▶ [INSTRUCTION] Return precisely the span of lines from the top of the material below to the line containing "colors = ['#CD7B39', '#F79646', '#F9C1A6']", both included. Pictures are excluded.

▶ [Data listing]
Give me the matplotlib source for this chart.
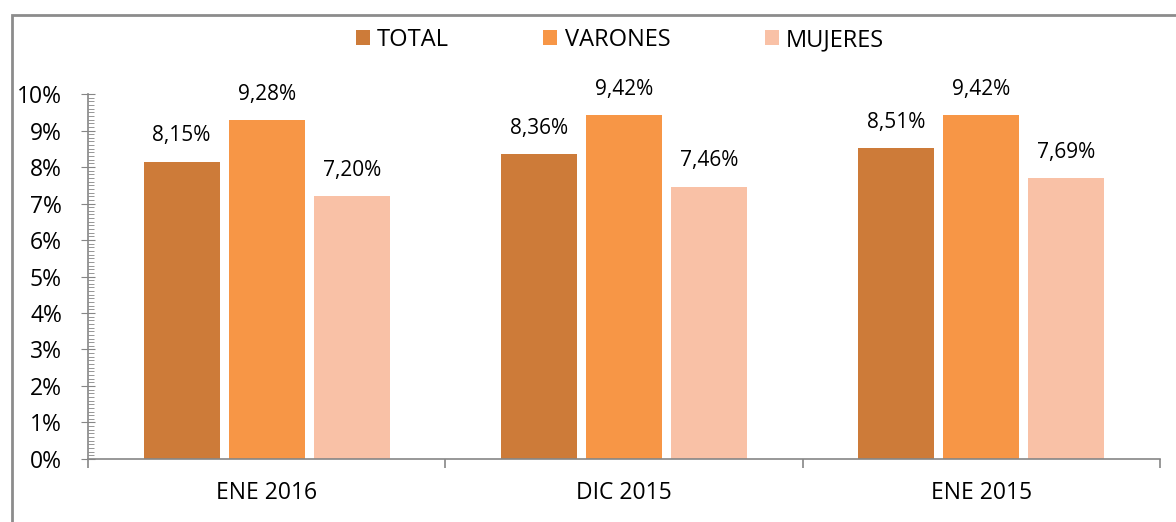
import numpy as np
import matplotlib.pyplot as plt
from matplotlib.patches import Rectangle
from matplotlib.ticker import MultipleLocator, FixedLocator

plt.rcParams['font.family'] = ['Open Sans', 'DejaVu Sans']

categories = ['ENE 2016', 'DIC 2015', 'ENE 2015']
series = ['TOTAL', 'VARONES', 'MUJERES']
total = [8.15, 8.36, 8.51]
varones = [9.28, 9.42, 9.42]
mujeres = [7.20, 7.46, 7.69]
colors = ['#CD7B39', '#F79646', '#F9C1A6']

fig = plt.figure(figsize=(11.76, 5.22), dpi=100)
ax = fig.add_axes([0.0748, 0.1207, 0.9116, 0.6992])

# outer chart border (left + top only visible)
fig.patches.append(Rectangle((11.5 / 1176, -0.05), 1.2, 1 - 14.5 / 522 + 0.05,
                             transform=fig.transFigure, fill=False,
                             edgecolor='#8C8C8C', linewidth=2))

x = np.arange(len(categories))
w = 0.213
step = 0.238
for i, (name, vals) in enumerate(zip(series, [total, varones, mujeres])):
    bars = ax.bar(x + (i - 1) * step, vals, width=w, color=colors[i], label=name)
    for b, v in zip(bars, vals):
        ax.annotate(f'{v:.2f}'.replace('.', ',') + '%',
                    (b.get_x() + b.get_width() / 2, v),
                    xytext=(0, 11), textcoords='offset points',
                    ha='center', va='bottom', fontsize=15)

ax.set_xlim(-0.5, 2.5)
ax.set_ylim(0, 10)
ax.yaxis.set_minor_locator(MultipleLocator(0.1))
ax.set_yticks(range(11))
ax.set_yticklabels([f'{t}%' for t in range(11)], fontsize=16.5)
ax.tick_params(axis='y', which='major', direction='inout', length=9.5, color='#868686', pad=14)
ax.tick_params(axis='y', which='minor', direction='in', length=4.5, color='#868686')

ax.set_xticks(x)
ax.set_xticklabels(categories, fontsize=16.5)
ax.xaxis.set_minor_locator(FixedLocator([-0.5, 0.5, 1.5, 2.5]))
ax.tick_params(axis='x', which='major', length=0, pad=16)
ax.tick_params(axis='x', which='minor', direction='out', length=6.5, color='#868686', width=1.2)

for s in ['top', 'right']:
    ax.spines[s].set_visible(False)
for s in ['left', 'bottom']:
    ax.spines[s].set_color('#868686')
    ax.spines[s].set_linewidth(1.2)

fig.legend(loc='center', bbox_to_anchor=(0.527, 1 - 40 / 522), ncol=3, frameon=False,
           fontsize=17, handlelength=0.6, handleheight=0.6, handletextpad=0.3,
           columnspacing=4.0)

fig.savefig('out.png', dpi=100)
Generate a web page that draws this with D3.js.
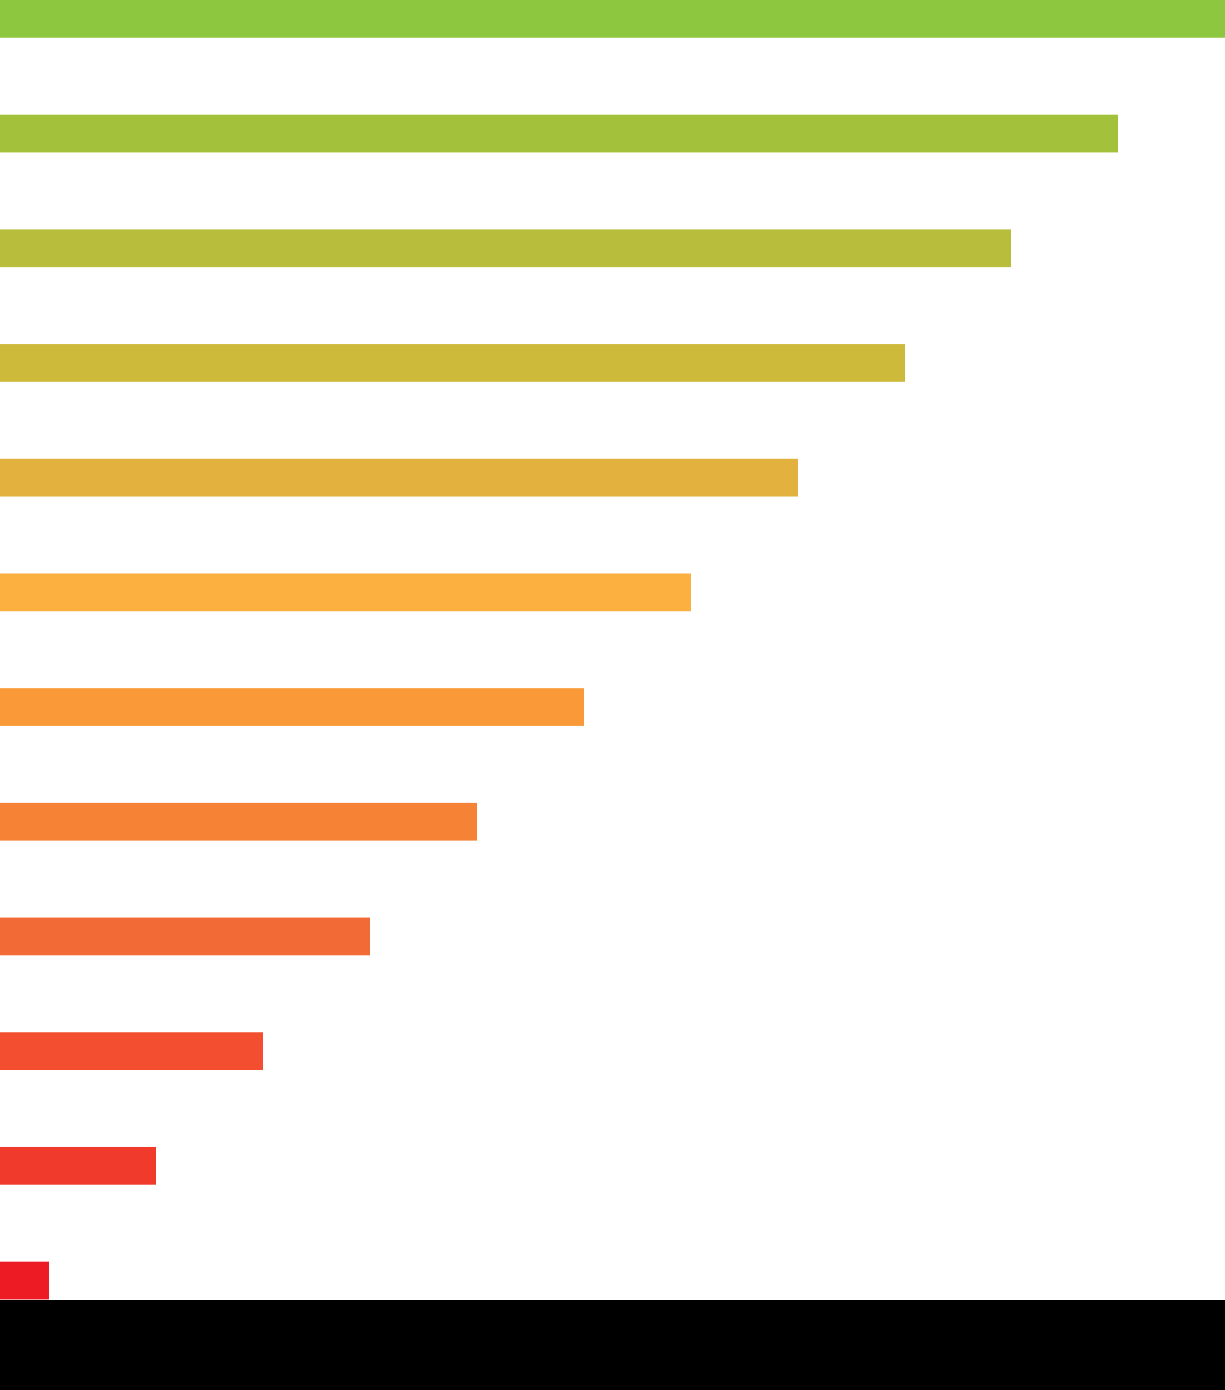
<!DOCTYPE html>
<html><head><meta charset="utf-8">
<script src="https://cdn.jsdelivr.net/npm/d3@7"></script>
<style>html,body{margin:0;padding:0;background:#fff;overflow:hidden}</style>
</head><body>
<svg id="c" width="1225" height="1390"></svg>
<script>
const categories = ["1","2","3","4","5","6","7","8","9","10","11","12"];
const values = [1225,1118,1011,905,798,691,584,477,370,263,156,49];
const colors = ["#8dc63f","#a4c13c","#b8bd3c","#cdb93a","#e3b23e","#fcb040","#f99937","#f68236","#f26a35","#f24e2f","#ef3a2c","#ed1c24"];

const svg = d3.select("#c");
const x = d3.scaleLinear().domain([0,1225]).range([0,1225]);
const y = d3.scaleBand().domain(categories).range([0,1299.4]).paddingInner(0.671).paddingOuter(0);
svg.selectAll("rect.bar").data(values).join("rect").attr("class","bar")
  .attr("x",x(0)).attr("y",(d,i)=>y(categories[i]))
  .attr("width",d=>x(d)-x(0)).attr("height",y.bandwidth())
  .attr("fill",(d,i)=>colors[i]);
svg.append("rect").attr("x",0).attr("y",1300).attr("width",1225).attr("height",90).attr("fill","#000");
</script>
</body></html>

▶ [OUTPUT OF THE TASK]
Give me the matplotlib source for this chart.
import numpy as np
import matplotlib.pyplot as plt
from matplotlib.patches import Rectangle
from matplotlib.ticker import MultipleLocator, FixedLocator

plt.rcParams['font.family'] = ['Open Sans', 'DejaVu Sans']

categories = ['ENE 2016', 'DIC 2015', 'ENE 2015']
series = ['TOTAL', 'VARONES', 'MUJERES']
total = [8.15, 8.36, 8.51]
varones = [9.28, 9.42, 9.42]
mujeres = [7.20, 7.46, 7.69]
colors = ['#CD7B39', '#F79646', '#F9C1A6']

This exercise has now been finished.